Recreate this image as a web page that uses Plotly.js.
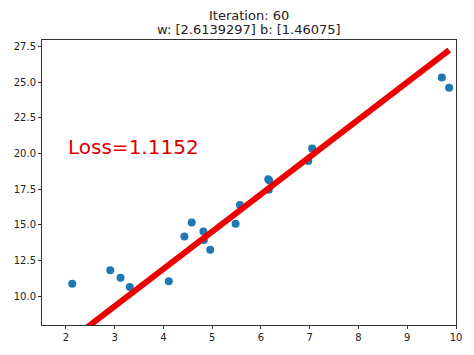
<!DOCTYPE html>
<html>
<head>
<meta charset="utf-8">
<script src="https://cdn.plot.ly/plotly-3.0.1.min.js"></script>
<style>html,body{margin:0;padding:0;background:#fff;}#chart{width:474px;height:355px;}</style>
</head>
<body>
<div id="chart"></div>
<script>
const pointsX = [2.13, 2.91, 3.12, 3.31, 4.11, 4.43, 4.58, 4.82, 4.83, 4.96, 5.48, 5.57, 6.15, 6.17, 6.16, 6.97, 7.05, 9.71, 9.86];
const pointsY = [10.88, 11.83, 11.30, 10.65, 11.06, 14.19, 15.16, 14.53, 13.94, 13.26, 15.07, 16.39, 18.20, 18.10, 17.45, 19.47, 20.35, 25.32, 24.60];
const lineX = [2.13, 9.86];
const lineY = [7.028, 27.234];
const titleLines = ["Iteration: 60", "w: [2.6139297] b: [1.46075]"];
const lossText = "Loss=1.1152";
const lossPos = [2.0, 20.0];
const xTicks = [2, 3, 4, 5, 6, 7, 8, 9, 10];
const yTicks = [10.0, 12.5, 15.0, 17.5, 20.0, 22.5, 25.0, 27.5];

const font = "DejaVu Sans, sans-serif";
const axisCommon = {
  showgrid: false, zeroline: false, showline: true, mirror: true,
  linecolor: '#333', linewidth: 1, ticks: 'outside', ticklen: 3, tickwidth: 1, tickcolor: '#333',
  tickfont: {family: font, size: 10, color: '#222'}
};
const traces = [
  {x: pointsX, y: pointsY, type: 'scatter', mode: 'markers',
   marker: {color: '#1f77b4', size: 8}, hoverinfo: 'none'},
  {x: lineX, y: lineY, type: 'scatter', mode: 'lines',
   line: {color: '#ee0000', width: 6}, hoverinfo: 'none'}
];
const layout = {
  width: 474, height: 355,
  margin: {l: 42, r: 18, t: 40, b: 30},
  paper_bgcolor: '#fff', plot_bgcolor: '#fff',
  showlegend: false,
  xaxis: Object.assign({}, axisCommon, {range: [1.51, 10.0], tickvals: xTicks, ticktext: xTicks.map(String)}),
  yaxis: Object.assign({}, axisCommon, {range: [7.99, 27.94], tickvals: yTicks, ticktext: yTicks.map(v => v.toFixed(1))}),
  annotations: [
    {x: 0.5, y: 1, xref: 'paper', yref: 'paper', text: titleLines[0], showarrow: false,
     xanchor: 'center', yanchor: 'middle', yshift: 25, font: {family: font, size: 13, color: '#222'}},
    {x: 0.5, y: 1, xref: 'paper', yref: 'paper', text: titleLines[1], showarrow: false,
     xanchor: 'center', yanchor: 'middle', yshift: 11, font: {family: font, size: 13, color: '#222'}},
    {x: lossPos[0], y: lossPos[1], xref: 'x', yref: 'y', text: lossText, showarrow: false,
     xanchor: 'left', yanchor: 'bottom', yshift: -8,
     font: {family: font, size: 20, color: '#dd0000'}}
  ]
};
Plotly.newPlot('chart', traces, layout, {displayModeBar: false, staticPlot: true});
</script>
</body>
</html>
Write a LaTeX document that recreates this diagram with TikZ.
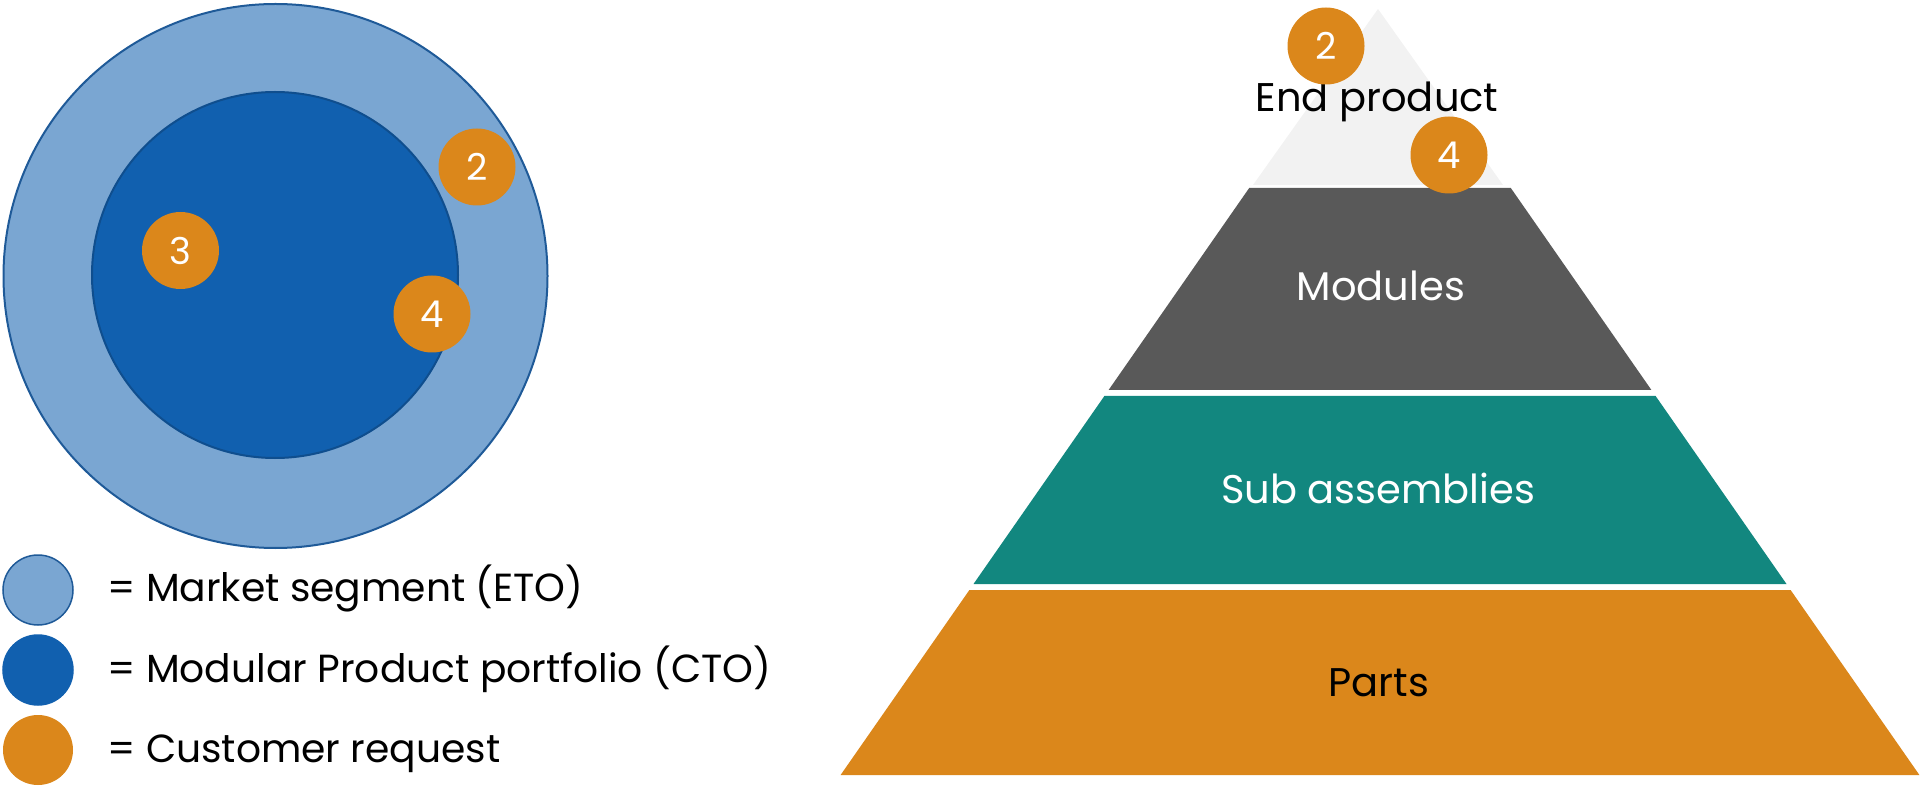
\documentclass[tikz,border=0pt]{standalone}
\usepackage{fontspec}
\setmainfont{Poppins}
\definecolor{lblue}{HTML}{7AA6D2}
\definecolor{dblue}{HTML}{1160AF}
\definecolor{bordblue}{HTML}{1F5A98}
\definecolor{inbord}{HTML}{0F4E8E}
\definecolor{corange}{HTML}{DB871B}
\definecolor{cteal}{HTML}{12877F}
\definecolor{cgrey}{HTML}{595959}
\definecolor{clight}{HTML}{F2F2F2}
\begin{document}
\begin{tikzpicture}[x=1pt,y=-1pt,
  badge/.style={circle, fill=corange, draw=none, minimum size=77pt, inner sep=0pt, text=white, font=\fontsize{37}{37}\selectfont},
  lbl/.style={font=\fontsize{40}{48}\selectfont, inner sep=0pt},
  leglbl/.style={font=\fontsize{39.2}{47}\selectfont, inner sep=0pt, anchor=base west},
  legdot/.style={circle, minimum size=70pt, inner sep=0pt, line width=1.5pt}]
\useasboundingbox (0,0) rectangle (1920,799);
% Venn circles
\node[circle, minimum size=544pt, inner sep=0pt, fill=lblue, draw=bordblue, line width=2pt] (outer) at (275.5,276) {};
\node[circle, minimum size=366pt, inner sep=0pt, fill=dblue, draw=inbord, line width=2pt] (inner) at (275,275) {};
\node[badge] (c2) at (477,167) {2};
\node[badge] (c3) at (180.5,250.5) {3};
\node[badge] (c4) at (432,314) {4};
% legend
\node[legdot, fill=lblue, draw=bordblue] (l1) at (38,590) {};
\node[legdot, fill=dblue, draw=dblue] (l2) at (38,670) {};
\node[legdot, fill=corange, draw=none] (l3) at (38,750) {};
\node[leglbl] (t1) at (107,601) {= Market segment (ETO)};
\node[leglbl] (t2) at (107,682) {= Modular Product portfolio (CTO)};
\node[leglbl] (t3) at (107,762) {= Customer request};
% pyramid
\fill[clight] (1378,9) -- (1503,185) -- (1253,185) -- cycle;
\fill[cgrey] (1249.2,188) -- (1510.8,188) -- (1651.4,390) -- (1108.6,390) -- cycle;
\fill[cteal] (1104.4,396) -- (1655.6,396) -- (1786.5,584) -- (973.5,584) -- cycle;
\fill[corange] (969.4,590) -- (1790.6,590) -- (1919.4,775) -- (840.6,775) -- cycle;
\node[lbl, anchor=base] (ep) at (1377,112) {End product};
\node[lbl, anchor=base, text=white] (mo) at (1381,301) {Modules};
\node[lbl, anchor=base, text=white] (sa) at (1378,503) {Sub assemblies};
\node[lbl, anchor=base] (pa) at (1379,696) {Parts};
\node[badge] (p2) at (1326,46) {2};
\node[badge] (p4) at (1449,155) {4};
\end{tikzpicture}
\end{document}
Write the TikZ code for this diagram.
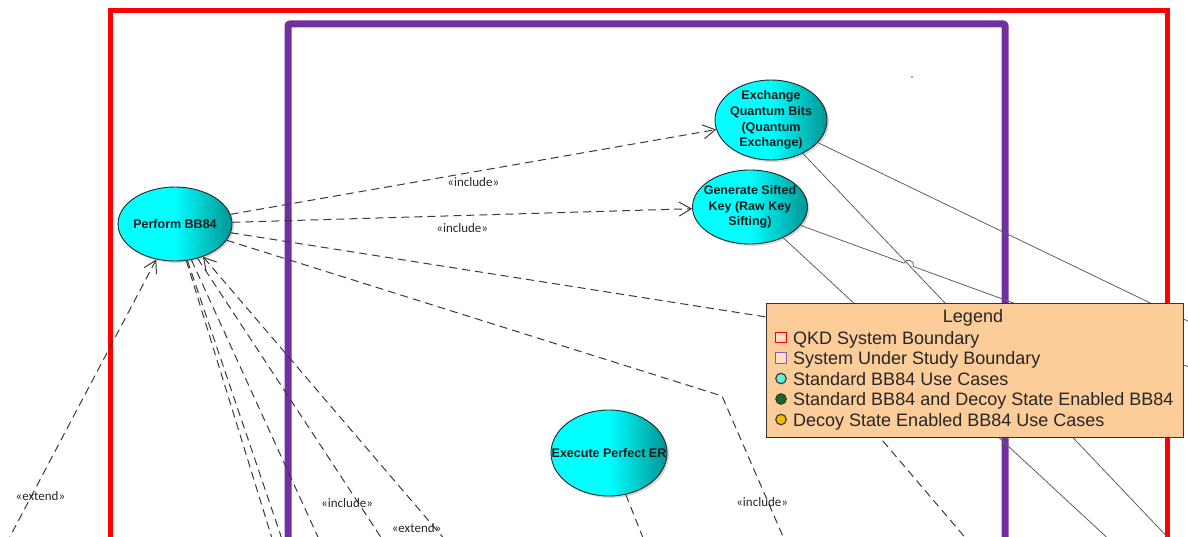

——————————

To be done:
Transcribe the material exactly, leaving every picture out.

Exercise response:
Recreate this image as a web page that uses Plotly.js.
<!DOCTYPE html>
<html>
<head>
<meta charset="utf-8">
<script src="https://cdn.plot.ly/plotly-3.0.1.min.js"></script>
<style>html,body{margin:0;padding:0;background:#fff;}#chart{width:474px;height:355px;}</style>
</head>
<body>
<div id="chart"></div>
<script>
const pointsX = [2.13, 2.91, 3.12, 3.31, 4.11, 4.43, 4.58, 4.82, 4.83, 4.96, 5.48, 5.57, 6.15, 6.17, 6.16, 6.97, 7.05, 9.71, 9.86];
const pointsY = [10.88, 11.83, 11.30, 10.65, 11.06, 14.19, 15.16, 14.53, 13.94, 13.26, 15.07, 16.39, 18.20, 18.10, 17.45, 19.47, 20.35, 25.32, 24.60];
const lineX = [2.13, 9.86];
const lineY = [7.028, 27.234];
const titleLines = ["Iteration: 60", "w: [2.6139297] b: [1.46075]"];
const lossText = "Loss=1.1152";
const lossPos = [2.0, 20.0];
const xTicks = [2, 3, 4, 5, 6, 7, 8, 9, 10];
const yTicks = [10.0, 12.5, 15.0, 17.5, 20.0, 22.5, 25.0, 27.5];

const font = "DejaVu Sans, sans-serif";
const axisCommon = {
  showgrid: false, zeroline: false, showline: true, mirror: true,
  linecolor: '#333', linewidth: 1, ticks: 'outside', ticklen: 3, tickwidth: 1, tickcolor: '#333',
  tickfont: {family: font, size: 10, color: '#222'}
};
const traces = [
  {x: pointsX, y: pointsY, type: 'scatter', mode: 'markers',
   marker: {color: '#1f77b4', size: 8}, hoverinfo: 'none'},
  {x: lineX, y: lineY, type: 'scatter', mode: 'lines',
   line: {color: '#ee0000', width: 6}, hoverinfo: 'none'}
];
const layout = {
  width: 474, height: 355,
  margin: {l: 42, r: 18, t: 40, b: 30},
  paper_bgcolor: '#fff', plot_bgcolor: '#fff',
  showlegend: false,
  xaxis: Object.assign({}, axisCommon, {range: [1.51, 10.0], tickvals: xTicks, ticktext: xTicks.map(String)}),
  yaxis: Object.assign({}, axisCommon, {range: [7.99, 27.94], tickvals: yTicks, ticktext: yTicks.map(v => v.toFixed(1))}),
  annotations: [
    {x: 0.5, y: 1, xref: 'paper', yref: 'paper', text: titleLines[0], showarrow: false,
     xanchor: 'center', yanchor: 'middle', yshift: 25, font: {family: font, size: 13, color: '#222'}},
    {x: 0.5, y: 1, xref: 'paper', yref: 'paper', text: titleLines[1], showarrow: false,
     xanchor: 'center', yanchor: 'middle', yshift: 11, font: {family: font, size: 13, color: '#222'}},
    {x: lossPos[0], y: lossPos[1], xref: 'x', yref: 'y', text: lossText, showarrow: false,
     xanchor: 'left', yanchor: 'bottom', yshift: -8,
     font: {family: font, size: 20, color: '#dd0000'}}
  ]
};
Plotly.newPlot('chart', traces, layout, {displayModeBar: false, staticPlot: true});
</script>
</body>
</html>
Write a LaTeX document that recreates this diagram with TikZ.
\documentclass[tikz,border=0pt]{standalone}
\usepackage{fontspec}
\setmainfont{Poppins}
\definecolor{lblue}{HTML}{7AA6D2}
\definecolor{dblue}{HTML}{1160AF}
\definecolor{bordblue}{HTML}{1F5A98}
\definecolor{inbord}{HTML}{0F4E8E}
\definecolor{corange}{HTML}{DB871B}
\definecolor{cteal}{HTML}{12877F}
\definecolor{cgrey}{HTML}{595959}
\definecolor{clight}{HTML}{F2F2F2}
\begin{document}
\begin{tikzpicture}[x=1pt,y=-1pt,
  badge/.style={circle, fill=corange, draw=none, minimum size=77pt, inner sep=0pt, text=white, font=\fontsize{37}{37}\selectfont},
  lbl/.style={font=\fontsize{40}{48}\selectfont, inner sep=0pt},
  leglbl/.style={font=\fontsize{39.2}{47}\selectfont, inner sep=0pt, anchor=base west},
  legdot/.style={circle, minimum size=70pt, inner sep=0pt, line width=1.5pt}]
\useasboundingbox (0,0) rectangle (1920,799);
% Venn circles
\node[circle, minimum size=544pt, inner sep=0pt, fill=lblue, draw=bordblue, line width=2pt] (outer) at (275.5,276) {};
\node[circle, minimum size=366pt, inner sep=0pt, fill=dblue, draw=inbord, line width=2pt] (inner) at (275,275) {};
\node[badge] (c2) at (477,167) {2};
\node[badge] (c3) at (180.5,250.5) {3};
\node[badge] (c4) at (432,314) {4};
% legend
\node[legdot, fill=lblue, draw=bordblue] (l1) at (38,590) {};
\node[legdot, fill=dblue, draw=dblue] (l2) at (38,670) {};
\node[legdot, fill=corange, draw=none] (l3) at (38,750) {};
\node[leglbl] (t1) at (107,601) {= Market segment (ETO)};
\node[leglbl] (t2) at (107,682) {= Modular Product portfolio (CTO)};
\node[leglbl] (t3) at (107,762) {= Customer request};
% pyramid
\fill[clight] (1378,9) -- (1503,185) -- (1253,185) -- cycle;
\fill[cgrey] (1249.2,188) -- (1510.8,188) -- (1651.4,390) -- (1108.6,390) -- cycle;
\fill[cteal] (1104.4,396) -- (1655.6,396) -- (1786.5,584) -- (973.5,584) -- cycle;
\fill[corange] (969.4,590) -- (1790.6,590) -- (1919.4,775) -- (840.6,775) -- cycle;
\node[lbl, anchor=base] (ep) at (1377,112) {End product};
\node[lbl, anchor=base, text=white] (mo) at (1381,301) {Modules};
\node[lbl, anchor=base, text=white] (sa) at (1378,503) {Sub assemblies};
\node[lbl, anchor=base] (pa) at (1379,696) {Parts};
\node[badge] (p2) at (1326,46) {2};
\node[badge] (p4) at (1449,155) {4};
\end{tikzpicture}
\end{document}
Write the TikZ code for this diagram.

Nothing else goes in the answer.